03 août 2008

Les sangsues épinglées


L'Express.fr - La thérapie par les sangsues: c'est l'une des nouvelles médecines à la mode. Difficile, pourtant, de trouver un praticien disposé à en parler. "Chasse aux sorcières" ou "charlatanisme"? Notre enquête.

"J'ai testé les sangsues": ça aurait pu être le pendant Internet du dossier de l'Express sur les médecines du bien-être. Nous devions expérimenter sur nous-mêmes les bienfaits de ces drôles de vampires. L'hirudothérapie, un sujet léger comme l'été.

Nous pensions pouvoir tester sans difficulté cette pratique de plus en plus répandue... et de plus en plus médiatisée. Las, les obstacles se sont multipliés.

Il faut d'abord savoir que la thérapie par les sangsues est un traitement long, qui se pratique surtout en chirurgie réparatrice et plastique. Peu propice à une séance éclair.

Par ailleurs, nous ne sommes pas parvenus, dans un premier temps, à trouver les coordonnées de médecins sur Paris, tous réticents à s'exprimer devant des journalistes pour des raisons de "déontologie". Pourquoi se cacher ainsi si la pratique est efficace?

Les autorités médicales (Conseil national de l'ordre des médecins, Académie de médecine, Haute autorité de la santé) ne reconnaissent pas l'hirudothérapie, alors même qu'elle est utilisée en hôpital.

Une pratique confidentielle

Nous ne sommes pas seuls en quête: nombre d'internautes demandent sur les forums médicaux où trouver un praticien spécialisé. Et ne trouvent aucune réponse.

Une solution? Contacter la société Ricarimpex, spécialisée, la seule en France, dans l'élevage des sangsues. On nous y dirige vers un praticien d'Aix-en-Provence, qui, lui, pratique à plaque découverte.

C'est avec une pointe d'ironie que le docteur Gillard évoque une "chasse aux sorcières". "Les médecins qui pratiquent l'hirudothérapie ne sont pas bien vus par leurs confrères. Je ne parle à personne de ce que je fais", explique-t-il.

Les mauvaises expériences, il n'en veut plus. Des clients, qui n'avaient pas réalisé ce que représente ce type de traitement, ont porté plainte devant l'ordre des médecins. Depuis, il est impossible de venir à son cabinet sans recommandation d'un autre patient: "C'est grâce au bouche à oreille que ma clientèle s'est constituée. Pour les sangsues, je ne prends pas n'importe qui, seulement les gens vraiment motivés".

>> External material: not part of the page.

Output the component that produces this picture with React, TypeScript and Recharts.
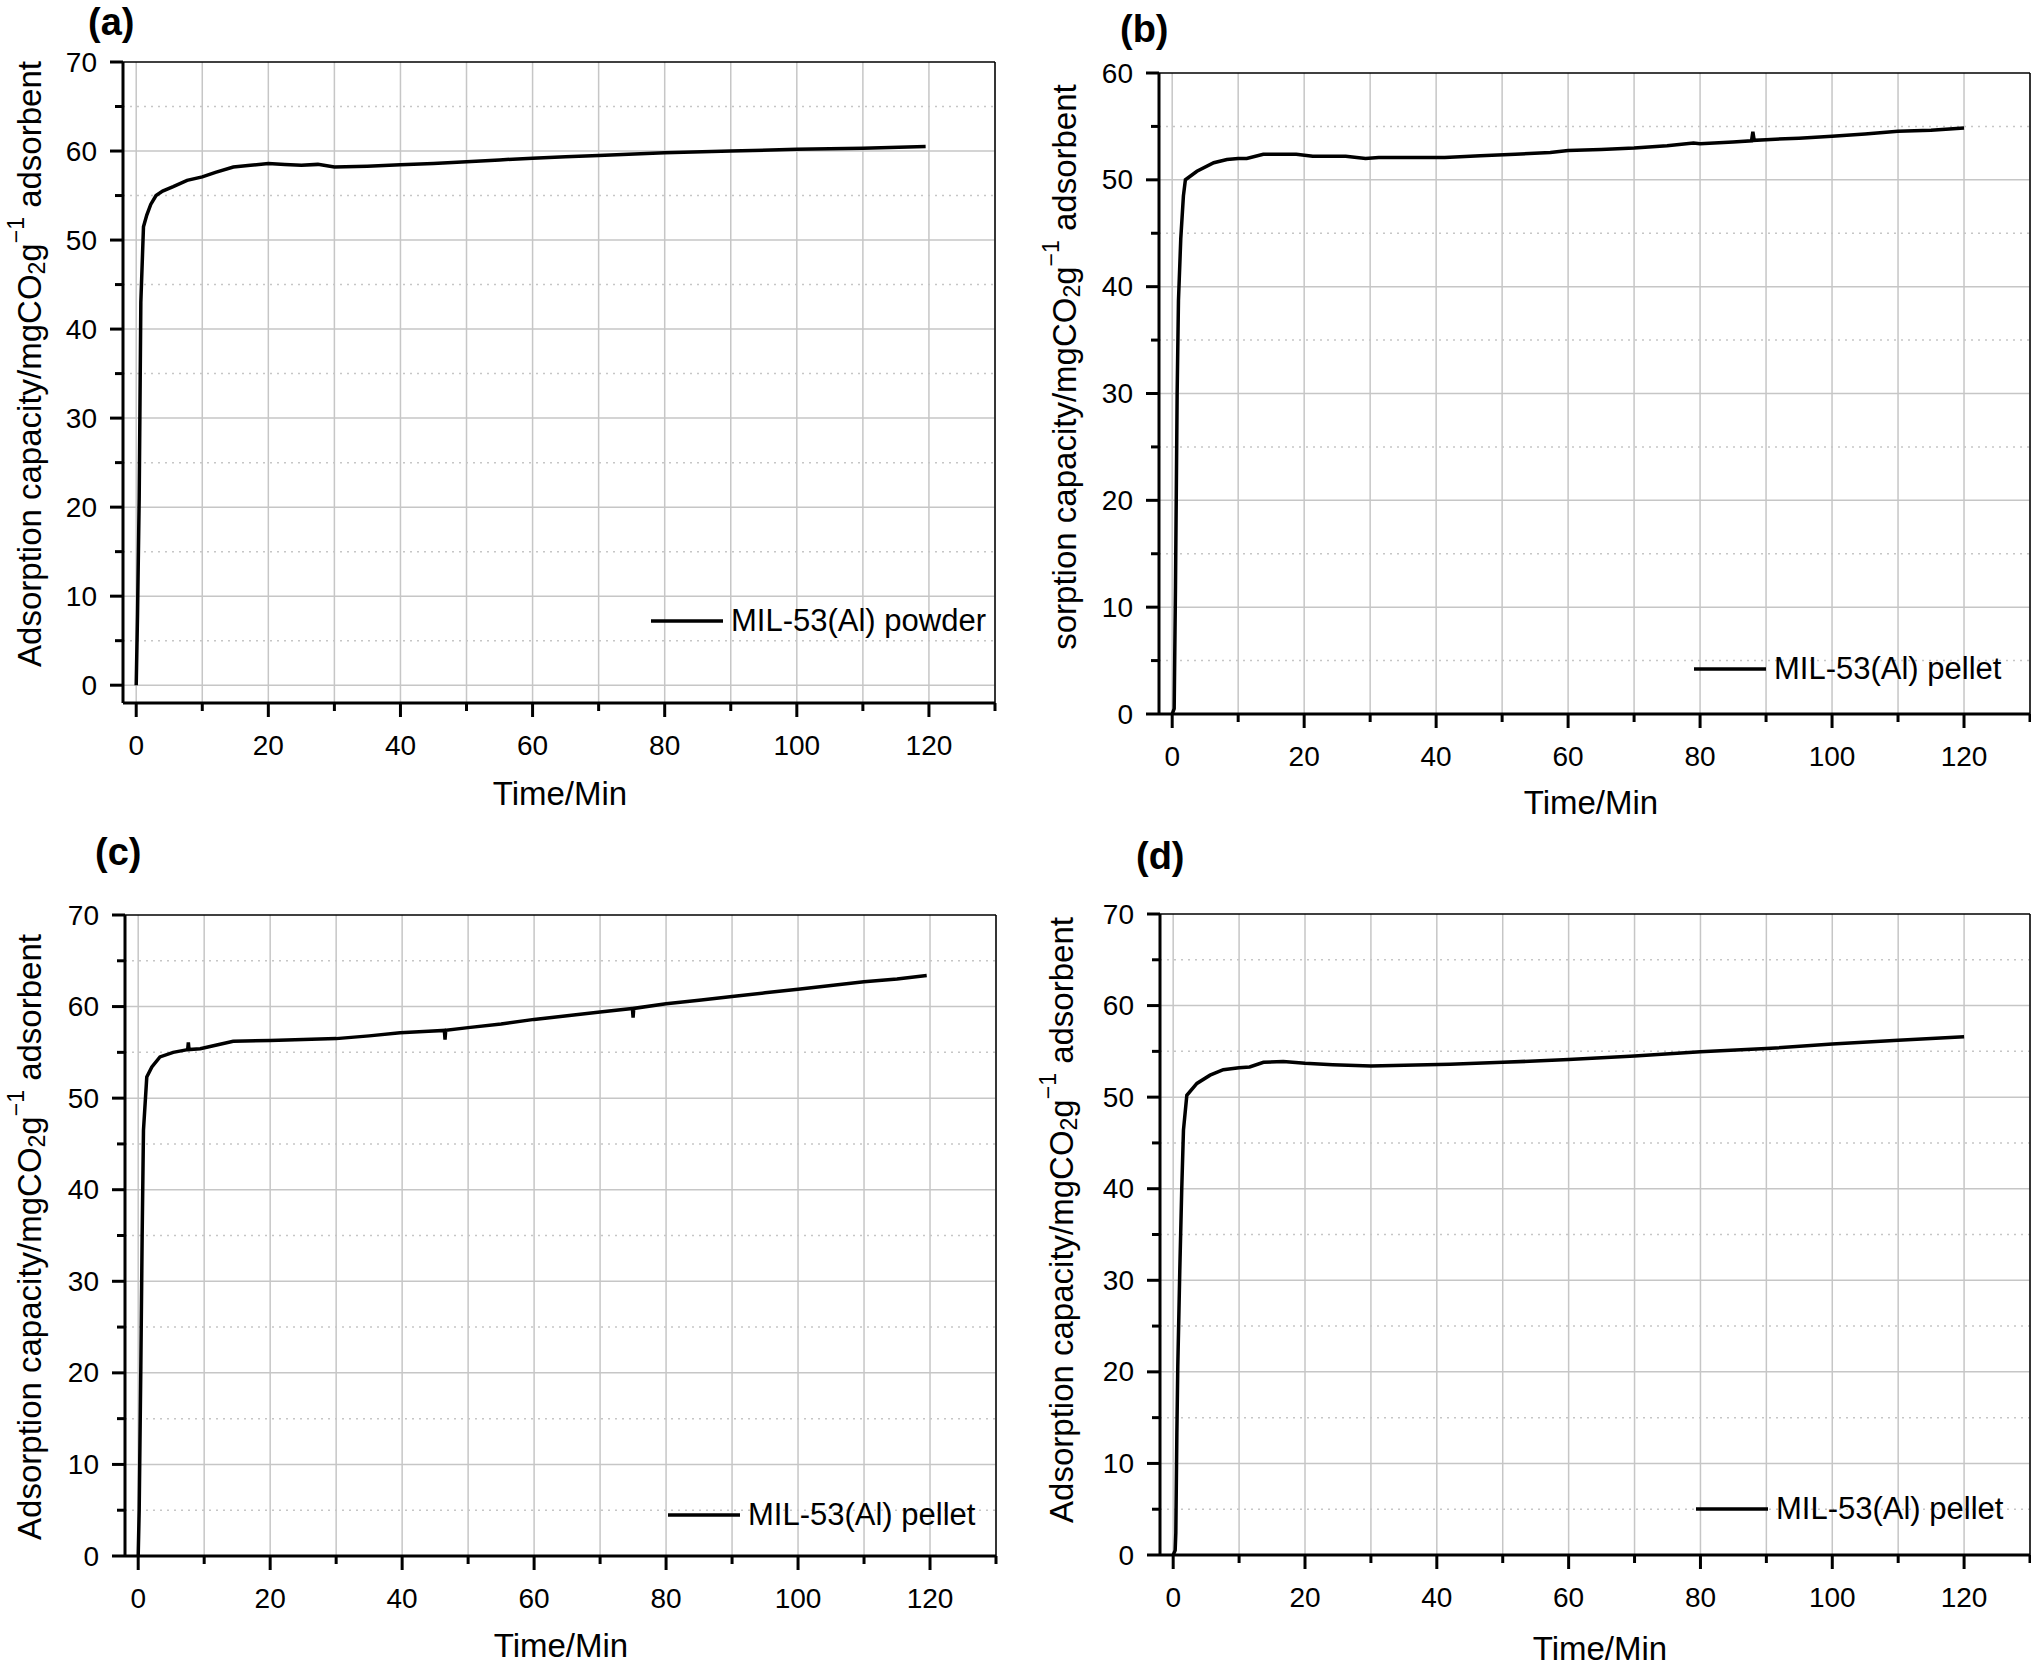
import React from 'react';
import { LineChart, Line, XAxis, YAxis, CartesianGrid, ReferenceLine, Legend } from 'recharts';

const FONT = '"Liberation Sans", Arial, Helvetica, sans-serif';
const GRID = '#c6c6c6';

// (a) MIL-53(Al) powder
const timeA = [0, 0.2, 0.45, 0.7, 1.1, 1.6, 2.2, 3, 4, 5.6, 7.7, 10, 12, 14.7, 17.3, 20, 22.5, 25, 27.5, 30, 35, 40, 45, 50, 55, 60, 65, 70, 80, 90, 100, 110, 119.5];
const capA = [0, 8, 21, 43, 51.5, 52.8, 54, 55, 55.5, 56, 56.7, 57.1, 57.6, 58.2, 58.4, 58.6, 58.5, 58.4, 58.5, 58.2, 58.3, 58.45, 58.6, 58.8, 59.0, 59.2, 59.35, 59.5, 59.8, 60.0, 60.2, 60.3, 60.5];

// (b) MIL-53(Al) pellet
const timeB = [0, 0.3, 0.5, 0.75, 0.95, 1.3, 1.7, 2, 3.75, 6.3, 8.3, 10, 11.3, 13.8, 16.3, 18.8, 21.3, 26.3, 29.3, 31.3, 36.3, 41.3, 46.7, 52, 57.3, 60, 65, 70, 75, 79, 80, 85, 87.8, 88, 88.2, 90, 95, 100, 105, 110, 115, 120];
const capB = [0, 0.5, 12, 30, 38.7, 44.5, 48.5, 50, 50.8, 51.6, 51.9, 52.0, 52.0, 52.4, 52.4, 52.4, 52.2, 52.2, 52.0, 52.1, 52.1, 52.1, 52.25, 52.4, 52.56, 52.75, 52.85, 52.97, 53.2, 53.45, 53.38, 53.55, 53.65, 54.5, 53.7, 53.76, 53.9, 54.07, 54.3, 54.54, 54.65, 54.85];

// (c) MIL-53(Al) pellet
const timeC = [0, 0.15, 0.4, 0.6, 0.8, 1.3, 2.07, 3.3, 5.3, 7.5, 7.6, 7.7, 9.4, 11.9, 14.4, 20, 25, 30, 35, 39.7, 44, 46.4, 46.5, 46.6, 50, 55, 60, 65, 70, 74.9, 75, 75.1, 80, 85, 90, 95, 100, 105, 110, 115, 119.5];
const capC = [0, 5, 20.7, 35, 46.5, 52.3, 53.4, 54.5, 55.0, 55.3, 56.1, 55.3, 55.4, 55.8, 56.2, 56.3, 56.4, 56.5, 56.8, 57.15, 57.3, 57.4, 56.4, 57.4, 57.7, 58.1, 58.6, 59.0, 59.4, 59.8, 58.8, 59.8, 60.3, 60.7, 61.1, 61.5, 61.9, 62.3, 62.7, 63.0, 63.4];

// (d) MIL-53(Al) pellet
const timeD = [0, 0.3, 0.4, 0.56, 0.7, 1.0, 1.3, 1.56, 2.07, 3.6, 5.6, 7.6, 10, 11.6, 13.7, 16.7, 20, 24.2, 30, 36.8, 42, 50, 60, 70, 80, 90, 100, 110, 120];
const capD = [0, 0.5, 2.4, 13.4, 20.6, 31, 40, 46.4, 50.2, 51.5, 52.4, 53.0, 53.2, 53.3, 53.8, 53.9, 53.7, 53.55, 53.4, 53.5, 53.6, 53.8, 54.1, 54.5, 54.95, 55.3, 55.8, 56.2, 56.6];

const xTicks = [0, 10, 20, 30, 40, 50, 60, 70, 80, 90, 100, 110, 120, 130];
const yTicks70 = [0, 5, 10, 15, 20, 25, 30, 35, 40, 45, 50, 55, 60, 65, 70];
const yTicks60 = [0, 5, 10, 15, 20, 25, 30, 35, 40, 45, 50, 55, 60];

const zip = (xs: number[], ys: number[]) => xs.map((t, i) => ({ t, v: ys[i] }));

// layout in page pixels: box = chart area, plot = inner plot rect
const panels = [
  {
    letter: '(a)', letterPos: [88, 3], name: 'MIL-53(Al) powder', data: zip(timeA, capA),
    box: [0, 0, 1040, 833], plot: [123, 62, 995, 703], yDomain: [-2, 70], yTicks: yTicks70,
    legend: [651, 621], yTitle: [29, 364], yLead: 'Adsorption', xTitle: [560, 793],
  },
  {
    letter: '(b)', letterPos: [1120, 10], name: 'MIL-53(Al) pellet', data: zip(timeB, capB),
    box: [1015, 0, 2031, 833], plot: [1159, 73, 2030, 714], yDomain: [0, 60], yTicks: yTicks60,
    legend: [1694, 669], yTitle: [1064, 367], yLead: 'sorption', xTitle: [1591, 802],
  },
  {
    letter: '(c)', letterPos: [95, 833], name: 'MIL-53(Al) pellet', data: zip(timeC, capC),
    box: [0, 833, 1040, 1666], plot: [125, 915, 996, 1556], yDomain: [0, 70], yTicks: yTicks70,
    legend: [668, 1515], yTitle: [29, 1237], yLead: 'Adsorption', xTitle: [561, 1645],
  },
  {
    letter: '(d)', letterPos: [1136, 837], name: 'MIL-53(Al) pellet', data: zip(timeD, capD),
    box: [1015, 833, 2031, 1666], plot: [1160, 914, 2030, 1555], yDomain: [0, 70], yTicks: yTicks70,
    legend: [1696, 1509], yTitle: [1061, 1220], yLead: 'Adsorption', xTitle: [1600, 1648],
  },
];

function XTick(props: any) {
  const { x, y, payload } = props;
  const v = payload.value;
  const major = v % 20 === 0 && v <= 120;
  return (
    <g>
      <line x1={x} x2={x} y1={y} y2={y + (major ? 14 : 8)} stroke="#000" strokeWidth={3} />
      {major && (
        <text x={x} y={y + 42} textAnchor="middle" dominantBaseline="central" fontFamily={FONT} fontSize={28} fill="#000">
          {v}
        </text>
      )}
    </g>
  );
}

function YTick(props: any) {
  const { x, y, payload } = props;
  const v = payload.value;
  const major = v % 10 === 0;
  return (
    <g>
      <line x1={x - (major ? 13 : 8)} x2={x} y1={y} y2={y} stroke="#000" strokeWidth={3} />
      {major && (
        <text x={x - 26} y={y} textAnchor="end" dominantBaseline="central" fontFamily={FONT} fontSize={28} fill="#000">
          {v}
        </text>
      )}
    </g>
  );
}

function renderLegend(props: any) {
  const { payload } = props;
  return (
    <div style={{ display: 'flex', alignItems: 'center', height: 40, fontFamily: FONT, fontSize: 31, color: '#000' }}>
      {(payload || []).map((e: any) => (
        <React.Fragment key={e.value}>
          <svg width={72} height={6}>
            <line x1={0} x2={72} y1={3} y2={3} stroke="#000" strokeWidth={3.5} />
          </svg>
          <span style={{ marginLeft: 8, whiteSpace: 'nowrap' }}>{e.value}</span>
        </React.Fragment>
      ))}
    </div>
  );
}

function Panel({ cfg }: { cfg: any }) {
  const [bl, bt, br, bb] = cfg.box;
  const [pl, pt, pr, pb] = cfg.plot;
  const yMax = cfg.yTicks[cfg.yTicks.length - 1];
  const major = cfg.yTicks.filter((v: number) => v % 10 === 0 && v < yMax);
  const minor = cfg.yTicks.filter((v: number) => v % 10 !== 0);
  const [ytx, yty] = [cfg.yTitle[0] - bl, cfg.yTitle[1] - bt];
  const [xtx, xty] = [cfg.xTitle[0] - bl, cfg.xTitle[1] - bt];

  return (
    <div style={{ position: 'absolute', left: bl, top: bt }}>
      <LineChart
        width={br - bl}
        height={bb - bt}
        data={cfg.data}
        margin={{ left: pl - bl - 1, top: pt - bt, right: br - pr, bottom: bb - pb - 1 }}
      >
        <CartesianGrid horizontal={false} stroke={GRID} strokeWidth={1.5} />
        {major.map((v: number) => (
          <ReferenceLine key={'M' + v} y={v} stroke={GRID} strokeWidth={1.5} />
        ))}
        {minor.map((v: number) => (
          <ReferenceLine key={'m' + v} y={v} stroke={GRID} strokeWidth={1.5} strokeDasharray="2 5" />
        ))}
        <ReferenceLine y={yMax} stroke="#000" strokeWidth={1.5} />
        <ReferenceLine x={130} stroke="#000" strokeWidth={1.5} />
        <XAxis
          type="number"
          dataKey="t"
          domain={[-2, 130]}
          ticks={xTicks}
          interval={0}
          allowDataOverflow
          height={1}
          tickSize={0}
          tickMargin={0}
          tickLine={false}
          axisLine={{ stroke: '#000', strokeWidth: 3 }}
          tick={(p: any) => <XTick {...p} />}
          label={{
            content: () => (
              <text x={xtx} y={xty} textAnchor="middle" dominantBaseline="central" fontFamily={FONT} fontSize={33} fill="#000">
                Time/Min
              </text>
            ),
          }}
        />
        <YAxis
          type="number"
          domain={cfg.yDomain}
          ticks={cfg.yTicks}
          interval={0}
          allowDataOverflow
          width={1}
          tickSize={0}
          tickMargin={0}
          tickLine={false}
          axisLine={{ stroke: '#000', strokeWidth: 3 }}
          tick={(p: any) => <YTick {...p} />}
          label={{
            content: () => (
              <text
                x={ytx}
                y={yty}
                transform={`rotate(-90 ${ytx} ${yty})`}
                textAnchor="middle"
                dominantBaseline="central"
                fontFamily={FONT}
                fontSize={33}
                fill="#000"
              >
                {cfg.yLead} capacity/mgCO<tspan dy={8} fontSize={23}>2</tspan>
                <tspan dy={-8}>g</tspan>
                <tspan dy={-13} fontSize={23}>−1</tspan>
                <tspan dy={13}> adsorbent</tspan>
              </text>
            ),
          }}
        />
        <Line
          type="linear"
          dataKey="v"
          name={cfg.name}
          stroke="#000"
          strokeWidth={3.5}
          dot={false}
          isAnimationActive={false}
        />
        <Legend
          layout="vertical"
          align="center"
          verticalAlign="middle"
          content={renderLegend}
          wrapperStyle={{ left: cfg.legend[0] - bl, top: cfg.legend[1] - bt - 20, width: 'auto', height: 40 }}
        />
      </LineChart>
    </div>
  );
}

export default function App() {
  return (
    <div style={{ position: 'absolute', left: 0, top: 0, width: 2031, height: 1666, background: '#fff', overflow: 'hidden' }}>
      {panels.map((cfg) => (
        <React.Fragment key={cfg.letter}>
          <Panel cfg={cfg} />
          <div
            style={{
              position: 'absolute',
              left: cfg.letterPos[0],
              top: cfg.letterPos[1],
              fontFamily: FONT,
              fontWeight: 'bold',
              fontSize: 38,
              lineHeight: '38px',
              color: '#000',
            }}
          >
            {cfg.letter}
          </div>
        </React.Fragment>
      ))}
    </div>
  );
}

Les hirudothérapeutes parisiens ne parlant pas aux journalistes, nous décidons de nous faire passer pour des patients. Et là, tout devient plus simple. Ricarimpex nous communique, sans même vérifier notre identité, les coordonnées d'un docteur en pharmacie.

Nous appelons le cabinet. Le médecin est en vacances, mais son assistante détaille sans rechigner le protocole. Après le premier rendez-vous, d'une durée de deux heures, pour établir un "bilan général", le patient doit suivre un traitement homéopathique d'une quinzaine de jours. Dans le même temps, il doit changer de régime alimentaire. L'application des sangsues, "remarquables pour combattre l'arthrose", commence à l'issue de cette période de préparation. Au programme, une séance de deux heures par mois pendant six mois.

A la question du prix, nous sommes estomaqués: la première consultation est à 100 euros. Le bilan général oblige... Puis, 50 euros pour les séances qui suivent. Sans compter le prix des sangsues!

Le point de vue des autorités médicales

L'hirudothérapie est-elle reconnue? Est-elle l'objet d'une interdiction? Le Conseil national de l'ordre des médecins estime que l'efficacité de l'hirudothérapie n'est pas scientifiquement prouvée.

Evelyne Acchiardi, attachée de presse du Conseil, affirme même ne jamais avoir entendu parler de recherches sur ce thème au sein de l'institution.

L'Académie Nationale de médecine est beaucoup moins clémente. Sans langue de bois, le professeur Jacques-Louis Binet considère qu'il s'agit de "charlatanisme". "C'est le retour à l'époque d'Hippocrate! On ne sait même pas d'où elles sortent, ces sangsues. C'est de la sorcellerie et, si les médecins se cachent, c'est bien que ce n'est pas une pratique anodine", s'emporte-t-il. Pourtant, certains hôpitaux les utilisent, comme au CHU de Nancy, en chirurgie plastique et réparatrice.

"Les sangsues servent en cas de problèmes de retour veineux, explique le Professeur Etienne Simon. Nous utilisons cette méthode très rarement, une à deux fois par an maximum. Mais la sangsue draine le sang. Elle est reconnue pour ses vertus anticoagulantes".

Aucun médecin que nous avons contacté n'a confirmé que les sangsues soulageaient l'arthrose, les varices ou les acouphènes.